Beyond external reporting, a specialized branch of accounting focuses on generating information solely for internal decision-making. This discipline, known as managerial accounting, is not bound by external rules like GAAP and is highly customized to a business’s operational needs. A core activity here is the creation of detailed budgets, which are essentially forecasts of future financial performance over a specific period.

These budgets are then used to perform variance analysis, comparing the actual results achieved against the predetermined standard costs or expected figures. For instance, a direct material price variance would calculate the difference between the actual price paid for a raw material and the standard price that was budgeted. Identifying a significant unfavorable variance—where actual costs exceeded the standard—signals to management where corrective operational action is necessary.

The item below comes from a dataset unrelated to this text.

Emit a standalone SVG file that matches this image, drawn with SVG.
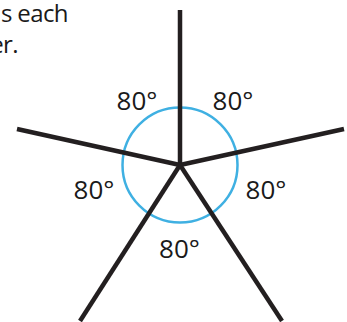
<svg xmlns="http://www.w3.org/2000/svg" width="347" height="322" viewBox="0 0 347 322">
<style>
.lbl{font-family:"Open Sans","Liberation Sans",sans-serif;font-size:26px;fill:#1a1a1a}
.cap{font-family:"Open Sans","Liberation Sans",sans-serif;font-size:24px;letter-spacing:-0.6px;fill:#1a1a1a}
.arm{stroke:#231f20;stroke-width:4.5;stroke-linecap:butt;fill:none}
</style>
<rect width="347" height="322" fill="#ffffff"/>
<g id="caption">
<text class="cap" x="68" y="22" text-anchor="end">s each</text>
<text class="cap" x="18" y="53" text-anchor="end">er.</text>
</g>
<g id="circle">
<circle cx="180" cy="165" r="57.5" fill="none" stroke="#3fb0e2" stroke-width="2.5"/>
</g>
<g id="connectors">
<line class="arm" x1="180" y1="165" x2="180" y2="10"/>
<line class="arm" x1="180" y1="165" x2="17" y2="129"/>
<line class="arm" x1="180" y1="165" x2="344" y2="129"/>
<line class="arm" x1="180" y1="165" x2="80" y2="321"/>
<line class="arm" x1="180" y1="165" x2="282" y2="321"/>
</g>
<g id="labels">
<text class="lbl" x="137" y="110" text-anchor="middle">80°</text>
<text class="lbl" x="233" y="110" text-anchor="middle">80°</text>
<text class="lbl" x="94" y="199" text-anchor="middle">80°</text>
<text class="lbl" x="266" y="199" text-anchor="middle">80°</text>
<text class="lbl" x="179.5" y="258" text-anchor="middle">80°</text>
</g>
</svg>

Cost accounting focuses on tracking, analyzing, and allocating the costs associated with producing products or services. Managers use this detailed cost data to determine optimal pricing strategies, evaluate the profitability of different product lines, and make resource allocation decisions. These internal reports are crucial for controlling expenses and driving operational efficiencies.

External Verification and Assurance

To provide credibility to the financial statements, an independent third party must perform an assurance service. The highest level of external verification is the financial audit, which involves an in-depth examination of the statements and underlying internal controls. An audit requires extensive testing of transactions, allowing the independent Certified Public Accountant (CPA) to express an opinion on whether the statements are presented fairly.

A less intensive option is the review engagement, which provides only limited assurance. A review involves analytical procedures and inquiries of management but does not require the CPA to test internal controls or verify transactions. This moderate level of assurance is often sufficient for smaller private companies or satisfying loan covenants, as it is less costly than a full audit.

Tax Planning and Compliance

A highly visible activity of accounting involves managing the relationship between a business or individual and government taxing authorities. This area is divided into two distinct components: compliance and strategic planning. Tax compliance involves the preparation and timely filing of required forms, such as the individual Form 1040 or the corporate Form 1120.

This activity ensures that the entity adheres to the specific regulations of the Internal Revenue Code, which often mandates rules that differ significantly from those used for financial reporting under GAAP. For example, the depreciation methods allowed for tax purposes are frequently different from those used to calculate book income.

Tax planning is a forward-looking, strategic activity aimed at legally minimizing the total tax liability. Strategies include income deferral, such as maximizing contributions to retirement accounts like a 401(k) or traditional IRA. Deduction maximization ensures all eligible expenses, such as business costs, are properly tracked and claimed to reduce taxable income.